Note the TTL on the NS record set; 2 days . This is the TTL for the rrset in the parent zone. That TTL means "Feel free send queries for names within the notesfromthesound.com zone to these nameservers for up to two days".

Now, when I query the authoritative nameservers for the child zone, I might get a different TTL value for the same rrset;

  cuan% dig www.notesfromthesound.com @ns-593.awsdns-10.net.

  ; <<>> DiG 9.6-ESV-R4-P3 <<>> www.notesfromthesound.com @ns-593.awsdns-10.net.
  ;; global options: +cmd
  ;; Got answer:
  ;; ->>HEADER<<- opcode: QUERY, status: NOERROR, id: 29364
  ;; flags: qr aa rd; QUERY: 1, ANSWER: 1, AUTHORITY: 4, ADDITIONAL: 0
  ;; WARNING: recursion requested but not available
 
  ;; QUESTION SECTION:
  ;www.notesfromthesound.com.	IN	A

  ;; ANSWER SECTION:
  www.notesfromthesound.com. 300	IN	A	72.32.231.8

  ;; AUTHORITY SECTION:
  notesfromthesound.com.	7200	IN	NS	ns-431.awsdns-53.com.
  notesfromthesound.com.	7200	IN	NS	ns-593.awsdns-10.net.
  notesfromthesound.com.	7200	IN	NS	ns-1199.awsdns-21.org.
  notesfromthesound.com.	7200	IN	NS	ns-1820.awsdns-35.co.uk.

Just two hours. But as a resolver, which value do I go with? Some resolvers take the position that the child zone is most authoritative about the operator's intent. That's called "child centric". Some take the position that the parent zone's intent matters more, and we shouldn't be bugging the parent zone nameservers very often because of misconfigured child zones, that's called parent-centric.

Data from actual experiments suggests that at least 3% of resolvers are parent-centric; https://mex.icann.org/ar/node/22921 , and as an operator I can confirm that it's regular to see queries coming in for up to 2 days after an upstream delegation change upstream.

In fact, you really have to wait out the higher of the two relevant TTLs, or risk queries being black-holed.

TLDR; honestly, wait 2 days.

SLuijk · on Dec 27, 2011

Yes I quite agree with you, for established domains. It's interesting that only 3% of resolvers are parent-centric.

I was referring more to when registering a domain. To prevent the IPS resolver caching a non existent NS record for negative TTL.

colmmacc · on Dec 27, 2011

The article suggests that both Google Public DNS and nominum are parent centric, which might be a significant portion of the 3% (or larger at this point).

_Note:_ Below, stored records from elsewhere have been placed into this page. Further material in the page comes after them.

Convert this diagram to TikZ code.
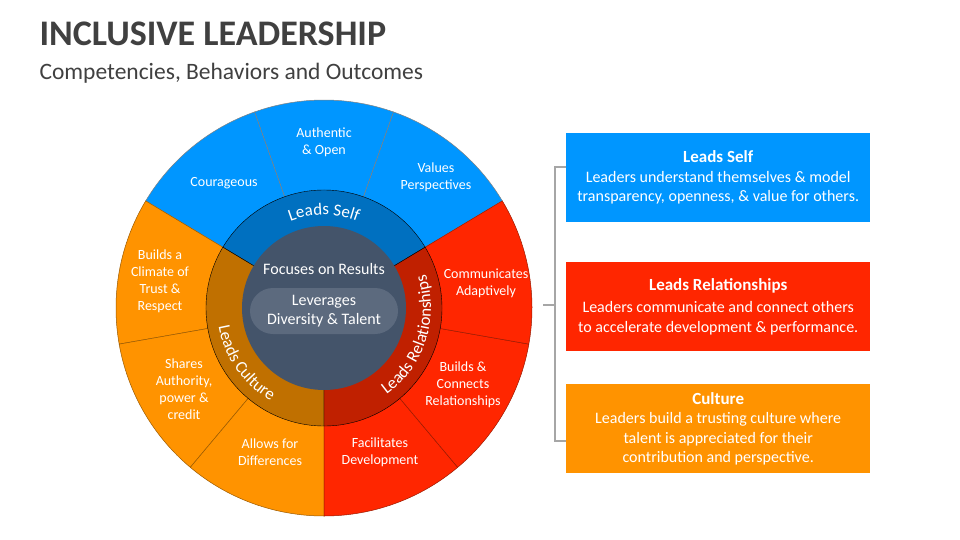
\documentclass[tikz,border=0pt]{standalone}
\usepackage{fontspec}
\setmainfont{Carlito}
\usetikzlibrary{decorations.text}
\definecolor{cblue}{RGB}{0,150,255}
\definecolor{dblue}{RGB}{0,112,192}
\definecolor{cred}{RGB}{255,38,0}
\definecolor{dred}{RGB}{192,32,0}
\definecolor{corange}{RGB}{255,147,0}
\definecolor{dorange}{RGB}{192,112,0}
\definecolor{cgray}{RGB}{68,84,106}
\definecolor{pgray}{RGB}{92,106,126}
\newcommand\mysector[4]{\filldraw[#4] (C) -- ++(#1:#3) arc[start angle=#1,end angle=#2,radius=#3] -- cycle;}
\begin{document}
\begin{tikzpicture}[x=1pt,y=1pt,
  seg/.style={font=\fontsize{14}{17}\selectfont,text=white,align=center},
  boxst/.style={minimum width=304pt,minimum height=89pt,anchor=north west,inner sep=0pt},
  boxtxt/.style={text=white,align=center,font=\fontsize{16}{19.5}\selectfont}]
\useasboundingbox (0,0) rectangle (960,-540);
\coordinate (C) at (324,-308);
% outer
\mysector{31}{70.5}{208}{fill=cblue,draw=black!50,line width=0.5pt}
\mysector{70.5}{109.5}{208}{fill=cblue,draw=black!50,line width=0.5pt}
\mysector{109.5}{149}{208}{fill=cblue,draw=black!50,line width=0.5pt}
\mysector{149}{190}{208}{fill=corange,draw=dorange!80!black,line width=0.5pt}
\mysector{190}{230}{208}{fill=corange,draw=dorange!80!black,line width=0.5pt}
\mysector{230}{270}{208}{fill=corange,draw=dorange!80!black,line width=0.5pt}
\mysector{270}{310}{208}{fill=cred,draw=dred!80!black,line width=0.5pt}
\mysector{310}{350}{208}{fill=cred,draw=dred!80!black,line width=0.5pt}
\mysector{-10}{31}{208}{fill=cred,draw=dred!80!black,line width=0.5pt}
% middle ring
\mysector{31}{149}{118}{fill=dblue}
\mysector{149}{270}{118}{fill=dorange}
\mysector{-90}{31}{118}{fill=dred}
\fill[cgray] (C) circle[radius=82];
\node[fill=pgray,rounded corners=23pt,minimum width=148pt,minimum height=46pt] (pill) at (324,-311) {};
\node[boxtxt,font=\fontsize{16}{19}\selectfont] (lev) at (pill) {Leverages\\Diversity \& Talent};
\node[boxtxt] (foc) at (324,-269) {Focuses on Results};
% ring texts
\path[decorate,decoration={text along path,text align=center,
  text={|\fontsize{17}{17}\selectfont\color{white}|Leads Self}}]
  (C) ++(135:93) arc[start angle=135,end angle=45,radius=93];
\path[decorate,decoration={text along path,text align=center,
  text={|\fontsize{17}{17}\selectfont\color{white}|Leads Culture}}]
  (C) ++(164:107) arc[start angle=164,end angle=266,radius=107];
\path[decorate,decoration={text along path,text align=center,
  text={|\fontsize{17}{17}\selectfont\color{white}|Leads Relationships}}]
  (C) ++(287:107) arc[start angle=287,end angle=397,radius=107];
% segment labels
\node[seg] (s1) at (224,-183) {Courageous};
\node[seg] (s2) at (324,-142) {Authentic\\\& Open};
\node[seg] (s3) at (436,-177) {Values\\Perspectives};
\node[seg] (s4) at (486,-283) {Communicates\\Adaptively};
\node[seg] (s5) at (463,-385) {Builds \&\\Connects\\Relationships};
\node[seg] (s6) at (380,-452) {Facilitates\\Development};
\node[seg] (s7) at (270,-452) {Allows for\\Differences};
\node[seg] (s8) at (184,-389) {Shares\\Authority,\\power \&\\credit};
\node[seg] (s9) at (160,-281) {Builds a\\Climate of\\Trust \&\\Respect};
% title
\node[anchor=west,font=\fontsize{36}{36}\selectfont\bfseries,text=black!75] (title) at (36,-34) {INCLUSIVE LEADERSHIP};
\node[anchor=west,font=\fontsize{23.5}{24}\selectfont,text=black!75] (sub) at (36,-73) {Competencies, Behaviors and Outcomes};
% boxes
\node[boxst,fill=cblue] (b1) at (566,-133) {};
\node[boxst,fill=cred] (b2) at (566,-262) {};
\node[boxst,fill=corange] (b3) at (566,-384) {};
\node[boxtxt] (t1) at (b1.center) {\textbf{\fontsize{17}{19}\selectfont Leads Self}\\Leaders understand themselves \& model\\transparency, openness, \& value for others.};
\node[boxtxt] (t2) at (b2.center) {\textbf{\fontsize{17}{19}\selectfont Leads Relationships}\\[3pt]Leaders communicate and connect others\\to accelerate development \& performance.};
\node[boxtxt] (t3) at (b3.center) {\textbf{\fontsize{17}{19}\selectfont Culture}\\Leaders build a trusting culture where\\talent is appreciated for their\\contribution and perspective.};
% bracket
\coordinate (k) at (543,-305);
\draw[gray!70,line width=1.5pt] (b1.west|-0,-167) -- (555,-167) -- (555,-441) -- (b3.west|-0,-441);
\draw[gray!70,line width=1.5pt] (k) -- (555,-305);
\end{tikzpicture}
\end{document}
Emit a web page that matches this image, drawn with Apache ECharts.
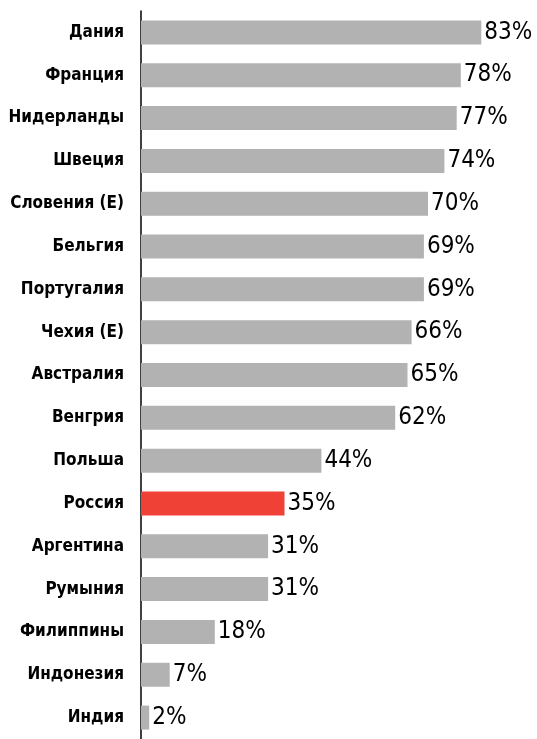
<!DOCTYPE html>
<html lang="ru">
<head>
	<meta charset="UTF-8">
	<title>Страны</title>
	<style type="text/css">
		html, body { margin: 0; padding: 0; background: #fff; }
		#main { width: 537px; height: 739px; }
	</style>
	<script type="text/javascript" src="https://cdn.jsdelivr.net/npm/echarts@6/dist/echarts.min.js"></script>
</head>
<body>
	<div id="main"></div>
	<script type="text/javascript">
		var countries = ['Дания', 'Франция', 'Нидерланды', 'Швеция', 'Словения (E)', 'Бельгия', 'Португалия',
			'Чехия (E)', 'Австралия', 'Венгрия', 'Польша', 'Россия', 'Аргентина', 'Румыния', 'Филиппины',
			'Индонезия', 'Индия'];
		var values = [83, 78, 77, 74, 70, 69, 69, 66, 65, 62, 44, 35, 31, 31, 18, 7, 2];
		var highlight = 'Россия';

		var chart = echarts.init(document.getElementById('main'), null, { renderer: 'canvas' });

		var seriesData = [];
		for (var i = 0; i < values.length; i++) {
			seriesData.push({
				value: values[i],
				itemStyle: { color: countries[i] === highlight ? '#ef4136' : '#b2b2b2' }
			});
		}

		var option = {
			animation: false,
			grid: { left: 141, right: 27, top: 11, bottom: -6 },
			xAxis: {
				type: 'value',
				min: 0,
				max: 90,
				show: false
			},
			yAxis: {
				type: 'category',
				inverse: true,
				data: countries,
				axisLine: { lineStyle: { color: '#000', width: 1.5 } },
				axisTick: { show: false },
				axisLabel: {
					margin: 17,
					color: '#000',
					fontFamily: "'DejaVu Sans Condensed', sans-serif",
					fontWeight: 'bold',
					fontSize: 17
				}
			},
			series: [{
				type: 'bar',
				barWidth: 24,
				data: seriesData,
				label: {
					show: true,
					position: 'right',
					distance: 3,
					formatter: '{c}%',
					color: '#000',
					fontFamily: "'DejaVu Sans Condensed', sans-serif",
					fontSize: 24
				}
			}]
		};

		chart.setOption(option);
	</script>
</body>
</html>
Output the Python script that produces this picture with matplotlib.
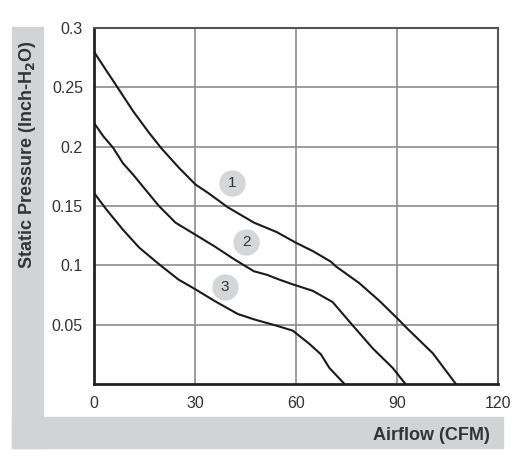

These days with the number of resolvers that have fall-back catch-all records designed to redirect you to a search / suggest feature, I think that you also need to worry about positive TTLs.

You're right that if a domain is pristine, and has never been queried, that in all likelihood, you'll be able to have it resolvable within minutes, not hours, but this still seems like a relatively uncommon case.

In practice, people do query for their domain as its propagating, and do buy meaningful names that are likely to have some low-level background rate of queries, and there's not much to stop the legion of bots that are watching for whois updates either.

I guess I take the most issue with your headline. DNS taking 48+ hours to propagate is not a myth.

Terretta · on Dec 27, 2011

Problem is, both your link headline here and the premise headlined on your blog are flat wrong, and are going to give sysadmins everywhere headaches if clients come across your article and think they've learned something.

The RFC snippet quoted in this comments thread is the right approach: keep a long TTL in normal practice, shorten it at least double the TTL in advance of a change (e.g., if 2 day TTL, shorten it 4 days before changes), dropping it down to 3600 or 300 depending on your tastes, and bring it back up after the change is stabilized.

In the case of registering a brand new, never existed before, domain, avoiding cache poisoning can help.

But DNS taking up to (TTL x number of layers of cache) is not a myth. We routinely see 5 - 7 days (globally) on 1 and 2 day TTLs, and 2 - 3 days (globally) on 5 minute TTLs (thanks to ISPs with 1 day min TTLs).